Re: Lucene Spellchecker versions

Posted by Robert Muir <rc...@gmail.com>.

On Wed, Sep 7, 2011 at 2:49 PM, Nalini Kartha <na...@gmail.com> wrote:
>
> We're still stuck on Lucene 2.2 though so it looks like the old version that
> requires a separate dictionary index to be built is the only option - is
> that correct?

yes

>
> For the k-gram based spell checker that requires the separate dictionary
> index, is there any supported method for keeping the dictionary index in
> sync with the original index, i.e. what's the best way to propagate
> adds/deletes on the original index to the dictionary index? Do you recommend
> just rebuilding the dictionary index at some regular interval?

yes, though I think it depends upon your content, how rapidly your
terms change, etc. how often you want to rebuild it.

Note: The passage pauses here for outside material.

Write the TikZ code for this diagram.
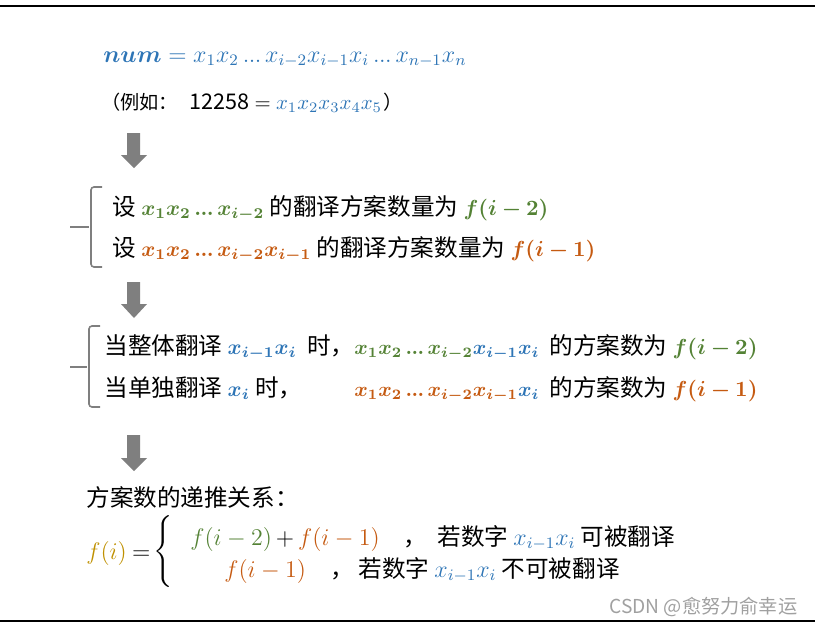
\RequirePackage{fix-cm}
\documentclass[tikz,border=0pt]{standalone}
\usepackage[no-math]{fontspec}
\setmainfont{Noto Sans CJK SC}
\usepackage{amsmath,bm}
\definecolor{cblue}{HTML}{2E75B6}
\definecolor{cgreen}{HTML}{548235}
\definecolor{corange}{HTML}{C55A11}
\definecolor{cgold}{HTML}{BF9000}
\definecolor{cgray}{HTML}{7F7F7F}
\definecolor{cmark}{HTML}{A0A0A0}
\newcommand{\mth}[2]{{\fontsize{#1}{#1}\selectfont$#2$}}
\newcommand{\eld}{\mathinner{.\kern-0.3pt.\kern-0.3pt.}}
\newcommand{\beld}{\mathinner{\bm{.}\kern-0.3pt\bm{.}\kern-0.3pt\bm{.}}}
\tikzset{
  txt/.style={inner sep=0pt, anchor=base west, font=\fontsize{11.8}{14}\selectfont},
  small/.style={font=\fontsize{9.6}{12}\selectfont},
  downarrow/.style={fill=cgray, draw=none},
  bracket/.style={draw=cgray, line width=0.8pt, rounded corners=1.5pt},
  rule/.style={draw=black, line width=1pt}
}
\begin{document}
\begin{tikzpicture}[x=0.5pt, y=-0.5pt]
\useasboundingbox (0,0) rectangle (815,627);
% frame lines
\draw[rule] (0,6) -- (815,6);
\draw[rule] (0,621) -- (815,621);

% definition
\node[txt] (num) at (103,62) {\color{cblue}\mth{12}{\bm{num} = x_1x_2\eld x_{i-2}x_{i-1}x_i\eld x_{n-1}x_n}};
\node[txt, small] (ex1) at (101,109) {（例如：};
\node[txt] (ex2) at (189,109) {{\fontsize{10.8}{13}\selectfont 12258} \mth{10.4}{=} {\color{cblue}\mth{10.4}{x_1x_2x_3x_4x_5}}};
\node[txt, small] (ex3) at (383,109) {）};

% arrow 1
\fill[downarrow] (127,133) -- (140,133) -- (140,155) -- (147,155) -- (134,168) -- (121,155) -- (127,155) -- cycle;

% bracket 1
\draw[bracket] (102,187) -- (91,187) -- (91,267) -- (102,267);
\draw[draw=cgray, line width=0.8pt] (70,227) -- (89,227);
\node[txt] (a1) at (112,215) {设 {\color{cgreen}\mth{10.7}{\bm{x_1x_2}\beld\bm{x_{i-2}}}} 的翻译方案数量为 {\color{cgreen}\mth{10.9}{\bm{f(i-2)}}}};
\node[txt] (a2) at (112,256) {设 {\color{corange}\mth{10.7}{\bm{x_1x_2}\beld\bm{x_{i-2}x_{i-1}}}} 的翻译方案数量为 {\color{corange}\mth{10.9}{\bm{f(i-1)}}}};

% arrow 2
\fill[downarrow] (127,282) -- (140,282) -- (140,304) -- (147,304) -- (134,318) -- (121,304) -- (127,304) -- cycle;

% bracket 2
\draw[bracket] (100,326) -- (89,326) -- (89,407) -- (100,407);
\draw[draw=cgray, line width=0.8pt] (70,367) -- (87,367);
\node[txt] (b1) at (104,354) {当整体翻译 {\color{cblue}\mth{10.7}{\bm{x_{i-1}x_i}}}\ \ 时，};
\node[txt] (b1m) at (354,354) {{\color{cgreen}\mth{10.3}{\bm{x_1x_2}\beld\bm{x_{i-2}}}}{\color{cblue}\mth{10.3}{\bm{x_{i-1}x_i}}}};
\node[txt] (b1r) at (549,354) {的方案数为 {\color{cgreen}\mth{10.9}{\bm{f(i-2)}}}};
\node[txt] (b2) at (104,396) {当单独翻译 {\color{cblue}\mth{10.7}{\bm{x_i}}} 时，};
\node[txt] (b2m) at (354,396) {{\color{corange}\mth{10.3}{\bm{x_1x_2}\beld\bm{x_{i-2}x_{i-1}}}}{\color{cblue}\mth{10.3}{\bm{x_i}}}};
\node[txt] (b2r) at (549,396) {的方案数为 {\color{corange}\mth{10.9}{\bm{f(i-1)}}}};

% arrow 3
\fill[downarrow] (127,435) -- (140,435) -- (140,458) -- (147,458) -- (134,471) -- (121,458) -- (127,458) -- cycle;

% recurrence
\node[txt] (rec) at (86,506) {方案数的递推关系：};
\node[txt] (fi) at (86,559) {{\color{cgold}\mth{12}{f(i)}} \mth{12}{=}};
\node[inner sep=0pt] (br) at (164,552) {\mth{12}{\left\{\vrule height 15.5pt depth 15.5pt width 0pt\right.}};
\node[txt] (c1) at (190,545) {{\color{cgreen}\mth{12}{f(i-2)}}\mth{12}{\,+\,}{\color{corange}\mth{12}{f(i-1)}}};
\node[txt] (c1c) at (403,545) {，};
\node[txt] (c1t) at (437,545) {若数字 {\color{cblue}\mth{12}{x_{i-1}x_i}} 可被翻译};
\node[txt] (c2) at (224,577) {{\color{corange}\mth{12}{f(i-1)}}};
\node[txt] (c2c) at (330,577) {，};
\node[txt] (c2t) at (358,577) {若数字 {\color{cblue}\mth{12}{x_{i-1}x_i}} 不可被翻译};

% watermark
\node[txt, font=\fontsize{9.6}{11}\selectfont, text=cmark] (mark) at (609,613) {CSDN @愈努力俞幸运};
\end{tikzpicture}
\end{document}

note that in more recent lucene 3.x releases, the k-gram spellchecker
becomes more efficient to rebuild
and uses less memory, e.g. you can specify not to optimize(), and it
now omits norms, positions, and frequencies
for its internal fields that don't require it.

>
> I'm also trying to understand how the new spellchecker (FST based) works. My
> understanding so far is that we build an FST from the term we're trying to
> find corrections for and then I'm sort of fuzzy on how the FST is
> intersected with the term dictionary.  Is there any detailed documentation
> that explains this?

it builds an FSA actually, see
http://citeseerx.ist.psu.edu/viewdoc/summary?doi=10.1.1.16.652 for the
exact algorithm and ugly details:

for the lucene implementation of how an FSA is intersected with the
term dictionary, you can see the code here:
http://svn.apache.org/repos/asf/lucene/dev/trunk/lucene/src/java/org/apache/lucene/index/AutomatonTermsEnum.java

Note, its a little convoluted because it can also efficiently
intersect FSAs that accept an infinite language (e.g. arbitrary
regular expressions and wildcards), not just levenshtein automata.
This is just the default 'intersection' implementation for any term
dictionary, but term dictionary implementations in lucene 4 can
override the intersection by implementing Terms.intersect(), one that
does this to improve perfornance is the BlockTree implementation:
https://issues.apache.org/jira/browse/LUCENE-3030

>
> Also, are there changes to the term dictionary structure (post 2.2) that are
> required to support FST based spell correction? If so, what exactly are
> those changes? A presentation I saw alluded to Fast Numeric Range queries
> introduced in Lucene 2.9 but I didn't quite understand how the two are
> related.

theoretically, no, however its implemented much easier and more
efficient given API improvements to MultiTermQuery (Uwe's work with
NumericRangeQuery opened this up)
additionally: another reason why this stuff is a lot easier in 4.0 is
because terms in 4.0 are indexed (or at least "appear to be") in
binary order, but previous lucene versions indexed and presented them
in character (UTF-16) order.

a lot of the API changes that were necessary to get this stuff
performing well were fairly big changes, making it difficult/dangerous
to backport to older versions of lucene such as 3.x

-- 
lucidimagination.com